Stemming coca production here will require stronger measures to stop illegal traffic in native land, a difficult task for regional authorities, said Fernando Dasilva, a forest engineer for the Ucayali forest and wildlife service.

He explained land traffickers find rugged paths, roads, and rivers into virgin forests. Once they clear-cut parcels of land, they return to their Andean villages to sell them to poor farmers willing to migrate to the Amazon.

"Often this is land titled by an indigenous community, but settle there regardless," said Mr. Dasilva.

Deforestation for coca causes long-term soil damage, and the chemical solvents used to manufacture cocaine harm the environment, he said.

"All of these poisonous tailings are going into the rivers and contaminating the water," he said.

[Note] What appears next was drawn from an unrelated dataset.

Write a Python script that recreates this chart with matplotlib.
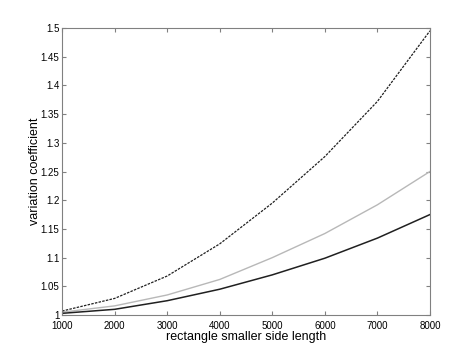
import matplotlib
matplotlib.use('Agg')
import matplotlib.pyplot as plt

side = [1000, 2000, 3000, 4000, 5000, 6000, 7000, 8000]
dashed = [1.007, 1.029, 1.068, 1.124, 1.195, 1.276, 1.372, 1.495]
light = [1.005, 1.016, 1.035, 1.062, 1.100, 1.142, 1.192, 1.250]
dark = [1.003, 1.010, 1.025, 1.045, 1.070, 1.099, 1.134, 1.175]

plt.rcParams['font.family'] = ['Liberation Sans', 'DejaVu Sans']

fig = plt.figure(figsize=(4.74, 3.54), dpi=100)
ax = fig.add_axes([0.131, 0.110, 0.776, 0.811])

ax.plot(side, light, color='#b8b8b8', lw=1.0)
ax.plot(side, dark, color='#202020', lw=1.1)
ax.plot(side, dashed, color='#202020', lw=0.9, ls=(0, (2, 1)))

ax.set_xlim(1000, 8000)
ax.set_ylim(1, 1.5)
ax.set_xticks(side)
ax.set_yticks([1, 1.05, 1.1, 1.15, 1.2, 1.25, 1.3, 1.35, 1.4, 1.45, 1.5])
ax.set_yticklabels(['1', '1.05', '1.1', '1.15', '1.2', '1.25', '1.3', '1.35', '1.4', '1.45', '1.5'])
ax.tick_params(direction='in', top=True, right=True, labelsize=7, length=3, color='#808080')
ax.tick_params(axis='x', pad=4)
ax.tick_params(axis='y', pad=2)
for s in ax.spines.values():
    s.set_color('#808080')
ax.set_xlabel('rectangle smaller side length', fontsize=9, labelpad=0)
ax.set_ylabel('variation coefficient', fontsize=9, labelpad=0)

fig.savefig('out.png', dpi=100)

Dasilva said the limited resources available to his office restrict his ability to act. He lacks satellite imaging that could identify how much forest is being lost to land invasions, for example.

However, he said, the driver is the Amazon's crushing poverty, and fixing that requires a state-level solution. To date, he said, the government's priority has been to develop the country's more lucrative coast and capital while the Amazon region remains starved of resources.

"These are poor farmers just trying to eat, to earn a living, to keep clothes on their backs, and feed their kids," Dasilva said of the newcomers.

"Naturally they find resources in the forest, and so they invade."

Without help from the state, Kakataibo communities are taking their own steps – nonviolent for now – to confront the land invasions.

Gonzalez, the village chief in Sinchi Roca, recently assembled a patrol unit drawn from villagers.

Four of his men sit with Gonzalez at his kitchen table and unpack a digital camera, compasses, and GPS receivers. With these tools, they plan to conduct monthly patrols of their territory to collect evidence of land invasion for the authorities.

"We're just trying to conserve our forests," Gonzalez said. "We're not interested in destroying them. That's where our medicinal plants are. That's where we hunt animals to feed ourselves, where we fish in the rivers. The forest is our market." 

This article was reported by Thomson Reuters Foundation.